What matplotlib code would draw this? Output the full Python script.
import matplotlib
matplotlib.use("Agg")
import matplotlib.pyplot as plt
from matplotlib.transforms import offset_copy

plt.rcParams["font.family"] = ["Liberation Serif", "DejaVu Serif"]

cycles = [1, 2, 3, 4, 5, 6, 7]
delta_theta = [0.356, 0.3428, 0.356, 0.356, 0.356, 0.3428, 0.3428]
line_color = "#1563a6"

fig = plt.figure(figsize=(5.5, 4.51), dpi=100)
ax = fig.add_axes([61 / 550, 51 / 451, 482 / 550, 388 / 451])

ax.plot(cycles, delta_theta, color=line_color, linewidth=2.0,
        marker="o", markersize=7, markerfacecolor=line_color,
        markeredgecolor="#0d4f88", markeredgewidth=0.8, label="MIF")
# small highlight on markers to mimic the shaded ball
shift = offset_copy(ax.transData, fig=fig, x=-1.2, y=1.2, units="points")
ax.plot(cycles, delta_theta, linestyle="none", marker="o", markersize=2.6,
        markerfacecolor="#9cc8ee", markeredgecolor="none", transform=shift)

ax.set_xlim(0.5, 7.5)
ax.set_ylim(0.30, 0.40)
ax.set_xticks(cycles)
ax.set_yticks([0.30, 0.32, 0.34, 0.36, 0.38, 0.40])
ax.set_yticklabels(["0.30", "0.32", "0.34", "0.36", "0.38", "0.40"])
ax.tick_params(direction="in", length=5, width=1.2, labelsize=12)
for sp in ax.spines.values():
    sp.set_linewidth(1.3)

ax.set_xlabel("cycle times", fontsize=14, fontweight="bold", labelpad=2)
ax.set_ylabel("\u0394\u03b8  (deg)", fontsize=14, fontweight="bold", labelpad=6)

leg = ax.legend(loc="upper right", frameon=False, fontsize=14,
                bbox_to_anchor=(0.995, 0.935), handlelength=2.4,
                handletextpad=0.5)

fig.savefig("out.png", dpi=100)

--

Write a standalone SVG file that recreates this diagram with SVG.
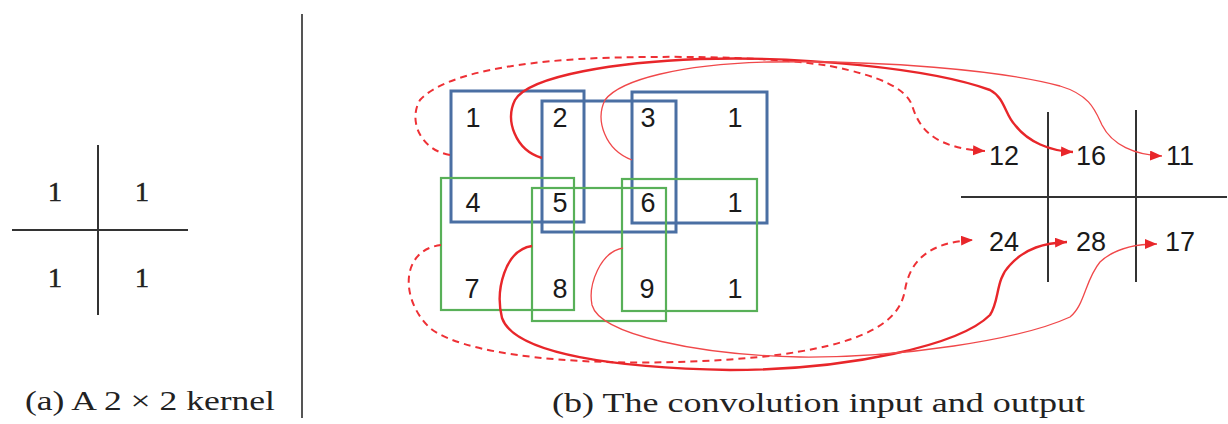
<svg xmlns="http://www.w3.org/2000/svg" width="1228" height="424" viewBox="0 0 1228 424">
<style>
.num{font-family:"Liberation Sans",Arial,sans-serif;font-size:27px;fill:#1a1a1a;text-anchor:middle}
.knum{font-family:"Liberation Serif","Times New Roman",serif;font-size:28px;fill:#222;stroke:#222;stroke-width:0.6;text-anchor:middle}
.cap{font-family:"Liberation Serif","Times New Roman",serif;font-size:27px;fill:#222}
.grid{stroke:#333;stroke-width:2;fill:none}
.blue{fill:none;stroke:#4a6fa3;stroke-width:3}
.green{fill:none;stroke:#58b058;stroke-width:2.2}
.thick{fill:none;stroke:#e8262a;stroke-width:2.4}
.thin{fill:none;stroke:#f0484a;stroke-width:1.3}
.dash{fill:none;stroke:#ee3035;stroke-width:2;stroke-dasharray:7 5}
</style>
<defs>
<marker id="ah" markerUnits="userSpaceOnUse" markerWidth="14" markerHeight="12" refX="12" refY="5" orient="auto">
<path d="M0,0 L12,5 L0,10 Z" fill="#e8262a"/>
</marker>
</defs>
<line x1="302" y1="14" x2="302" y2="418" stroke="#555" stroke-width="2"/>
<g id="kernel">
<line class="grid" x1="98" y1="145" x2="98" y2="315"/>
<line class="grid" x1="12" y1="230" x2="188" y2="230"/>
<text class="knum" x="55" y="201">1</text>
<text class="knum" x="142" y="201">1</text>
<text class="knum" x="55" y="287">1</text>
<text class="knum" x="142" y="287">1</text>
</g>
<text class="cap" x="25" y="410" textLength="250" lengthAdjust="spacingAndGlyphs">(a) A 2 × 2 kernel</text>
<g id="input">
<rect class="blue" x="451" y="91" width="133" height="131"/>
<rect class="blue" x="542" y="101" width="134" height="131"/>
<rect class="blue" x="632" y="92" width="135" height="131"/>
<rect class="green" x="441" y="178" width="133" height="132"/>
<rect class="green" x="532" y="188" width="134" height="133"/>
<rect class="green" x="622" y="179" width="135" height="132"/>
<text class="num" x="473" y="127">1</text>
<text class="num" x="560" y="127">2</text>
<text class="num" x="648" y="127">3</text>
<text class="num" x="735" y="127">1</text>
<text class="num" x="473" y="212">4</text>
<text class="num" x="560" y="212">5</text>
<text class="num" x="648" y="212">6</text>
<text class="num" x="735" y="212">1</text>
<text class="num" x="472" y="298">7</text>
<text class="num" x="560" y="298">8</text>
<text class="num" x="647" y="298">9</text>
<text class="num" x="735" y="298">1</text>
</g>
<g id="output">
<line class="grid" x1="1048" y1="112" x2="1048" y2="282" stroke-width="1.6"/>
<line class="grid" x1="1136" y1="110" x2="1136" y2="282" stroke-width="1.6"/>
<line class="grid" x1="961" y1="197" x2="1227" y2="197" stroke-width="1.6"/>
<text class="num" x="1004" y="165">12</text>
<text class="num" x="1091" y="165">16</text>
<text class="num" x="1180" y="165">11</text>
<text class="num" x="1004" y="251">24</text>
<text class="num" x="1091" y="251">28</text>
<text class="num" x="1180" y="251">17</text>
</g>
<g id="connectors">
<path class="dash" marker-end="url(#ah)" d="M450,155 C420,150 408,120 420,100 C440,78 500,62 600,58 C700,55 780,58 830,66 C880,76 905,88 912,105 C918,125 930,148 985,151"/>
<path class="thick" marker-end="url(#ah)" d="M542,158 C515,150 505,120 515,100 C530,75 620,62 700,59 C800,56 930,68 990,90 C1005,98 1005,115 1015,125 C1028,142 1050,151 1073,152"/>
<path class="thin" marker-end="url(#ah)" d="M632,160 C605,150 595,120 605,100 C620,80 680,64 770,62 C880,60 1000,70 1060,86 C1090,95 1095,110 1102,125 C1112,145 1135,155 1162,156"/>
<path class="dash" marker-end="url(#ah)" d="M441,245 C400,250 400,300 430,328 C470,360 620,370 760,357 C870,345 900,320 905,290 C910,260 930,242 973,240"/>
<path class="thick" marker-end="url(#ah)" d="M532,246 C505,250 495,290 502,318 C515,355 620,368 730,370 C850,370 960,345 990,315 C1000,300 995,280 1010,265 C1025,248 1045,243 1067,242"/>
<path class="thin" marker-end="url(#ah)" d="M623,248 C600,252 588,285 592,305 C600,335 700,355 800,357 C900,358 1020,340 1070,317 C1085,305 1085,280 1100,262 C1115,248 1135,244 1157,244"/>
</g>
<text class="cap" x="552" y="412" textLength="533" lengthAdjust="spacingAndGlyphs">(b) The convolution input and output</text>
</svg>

==

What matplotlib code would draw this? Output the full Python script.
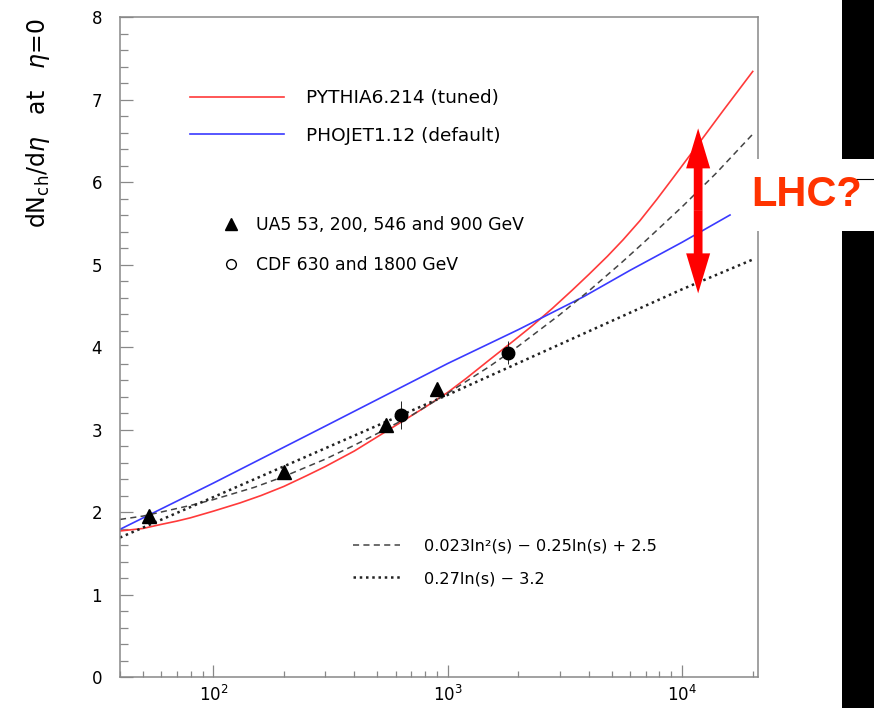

TASK DIRECTIONS. Tally up the lines of the listing containing the word "matplotlib". Give only the total.

CORRECT RESULT. 6